The title Schlecksteinzimmer evokes an interior in which sculptures and paintings fuse into a three-dimensional, Baroquely lush installation. „Schlecksteine” are Styrofoam sculptures reduced to simple forms and coated in plaster, which recall the formal vocabulary of a Constantin Brancusi. They stand in the room like well-proportioned, almost lifeless, minimonoliths.
Which ironically undermines the claim that modernism engenders absolute form. The polished surface of the “Schlecksteine” additionally ironizes Brancusi’s interest in enhancing the ideal of absoluteness by his work ethic of gloss and finish. Other sculptures made of chipboard leftovers recall scale model landscapes or architectural utopias of modernism, while vertical structures made of wooden branches recall Vladimir Tatlin’s design for his monumental tower. Totem-like configurations of stacked lampshades produce interiors that recall the cramped and dusty atmosphere of a bourgeois living room, while simultaneously assuming an aura of trashy design.

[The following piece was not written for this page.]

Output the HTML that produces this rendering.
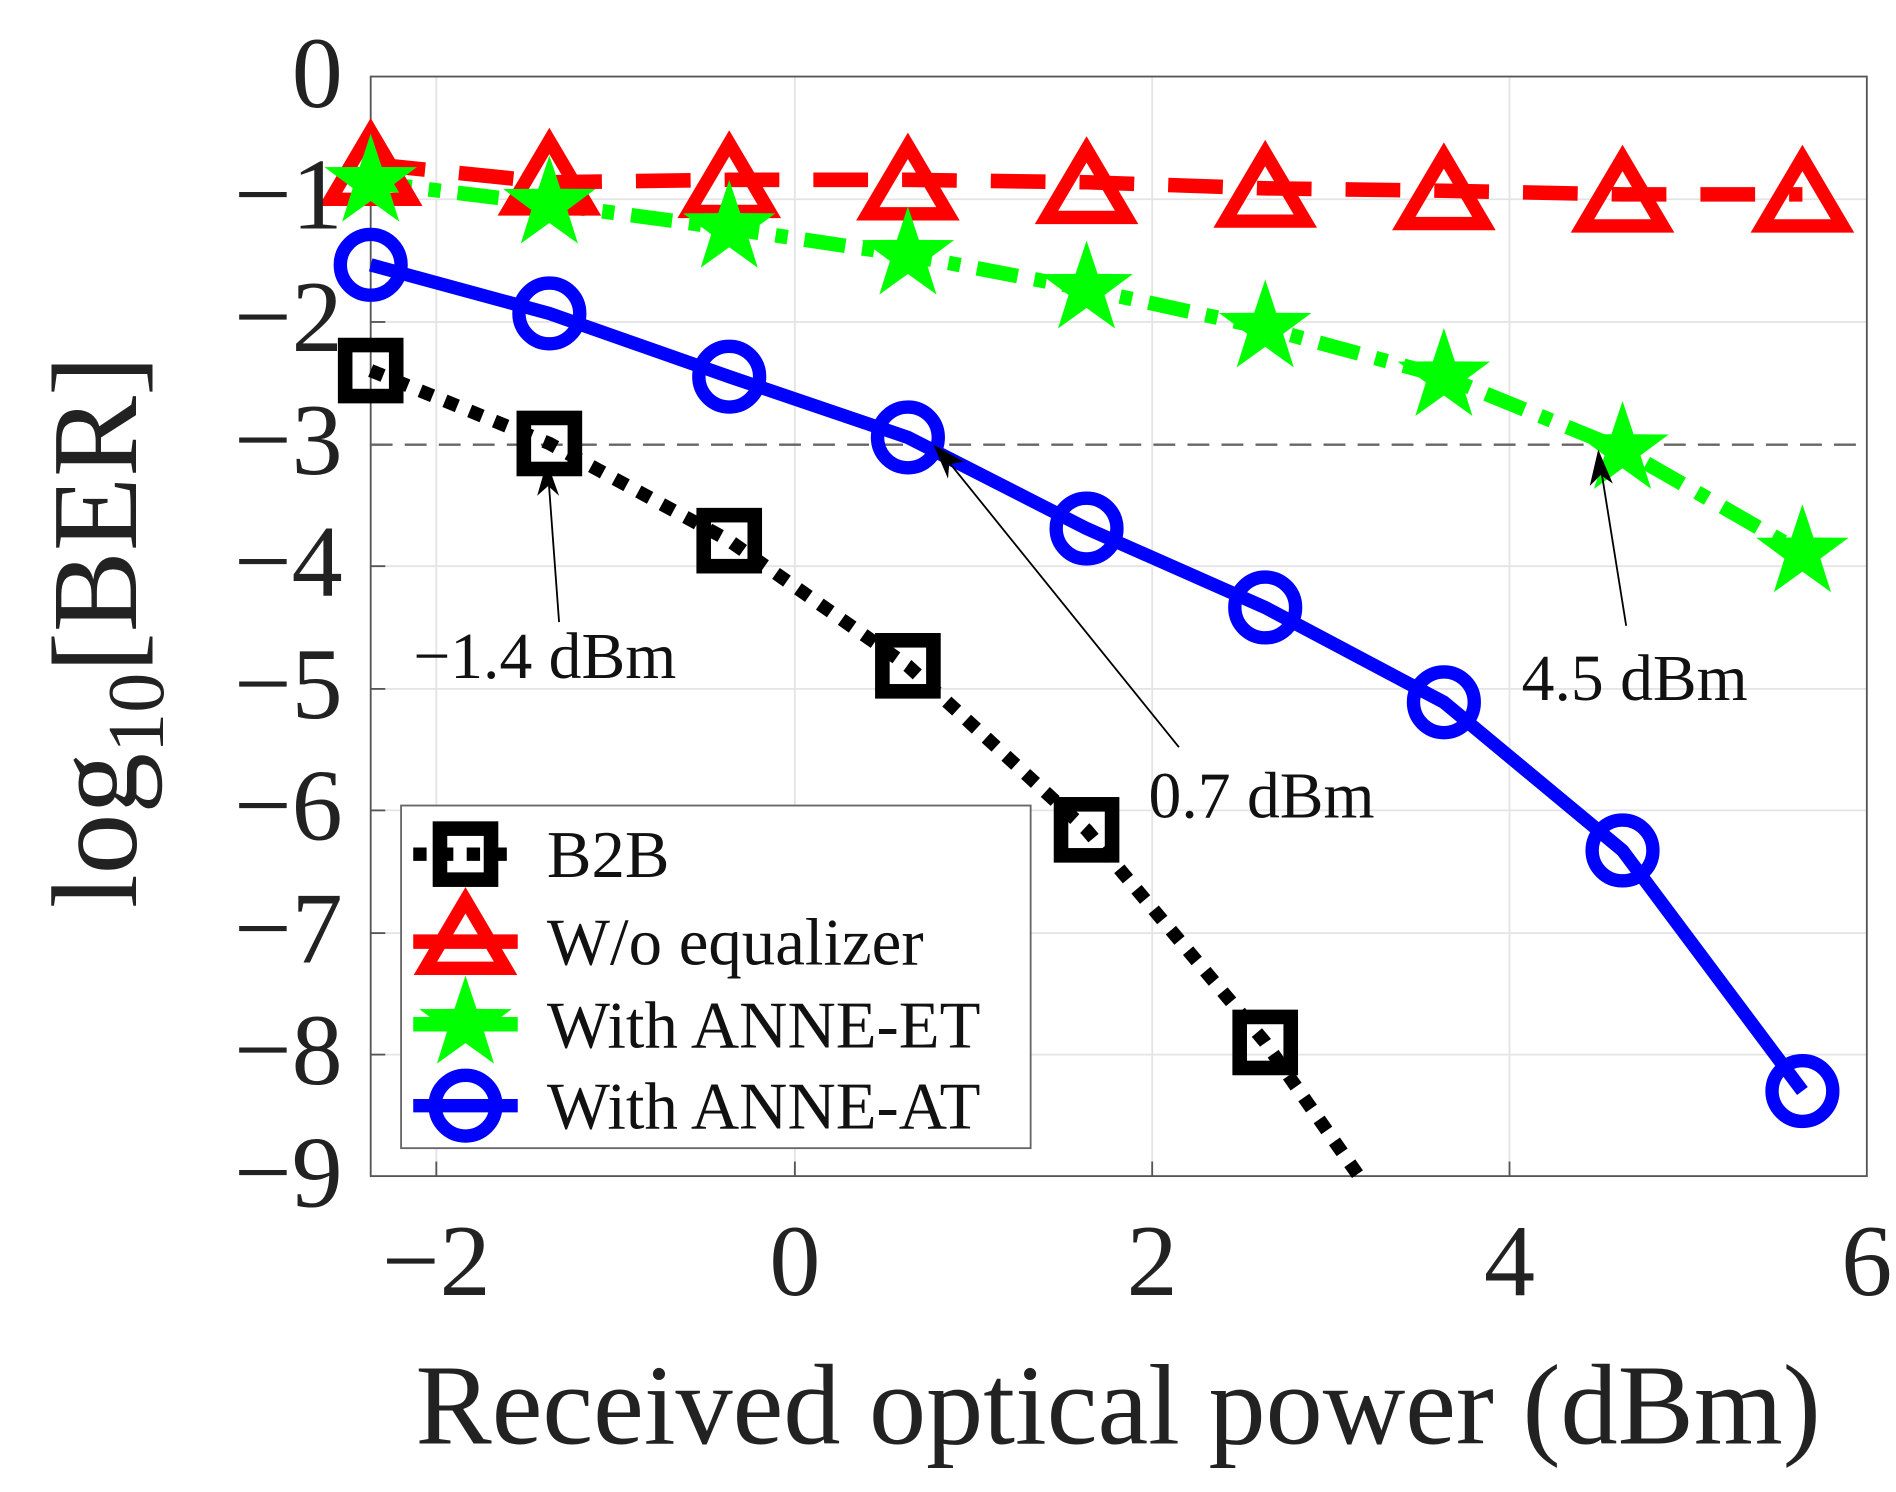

Nevertheless, Lutz & Guggisberg also take up classical materials and production techniques, by having, say, helmets and saddles cast in iron. These seem to be the insignia of heroes whose life and deeds must have been about as tragicomical as that of a Don Quixote. A sculpture made of yarn, plaster and pieces of wood that simulate bricks, on the other hand, recalls a strange domicile that allows a view into a labyrinthine interior. The ancient figure of the Minotaur could just as well reside here as could a top manager who has decided to opt out on a desert island.
Also in their paintings, Lutz & Guggisberg associate and parody with a playful lightness of being. Hybrid figures and legendary creatures populate picture worlds in which everyday life is stood on its head, for instance, when a dense compilation of musical instruments is transformed into the macabre goings-on of goblins. Lutz & Guggisberg often paint their own sculptures, who or which then function as protagonists within an inscrutable narrative.

Birgid Uccia

Vernissage: Friday, 28 August 2009, 6 – 9 pm in the presence of the artists, followed by a summer fête in the courtyard.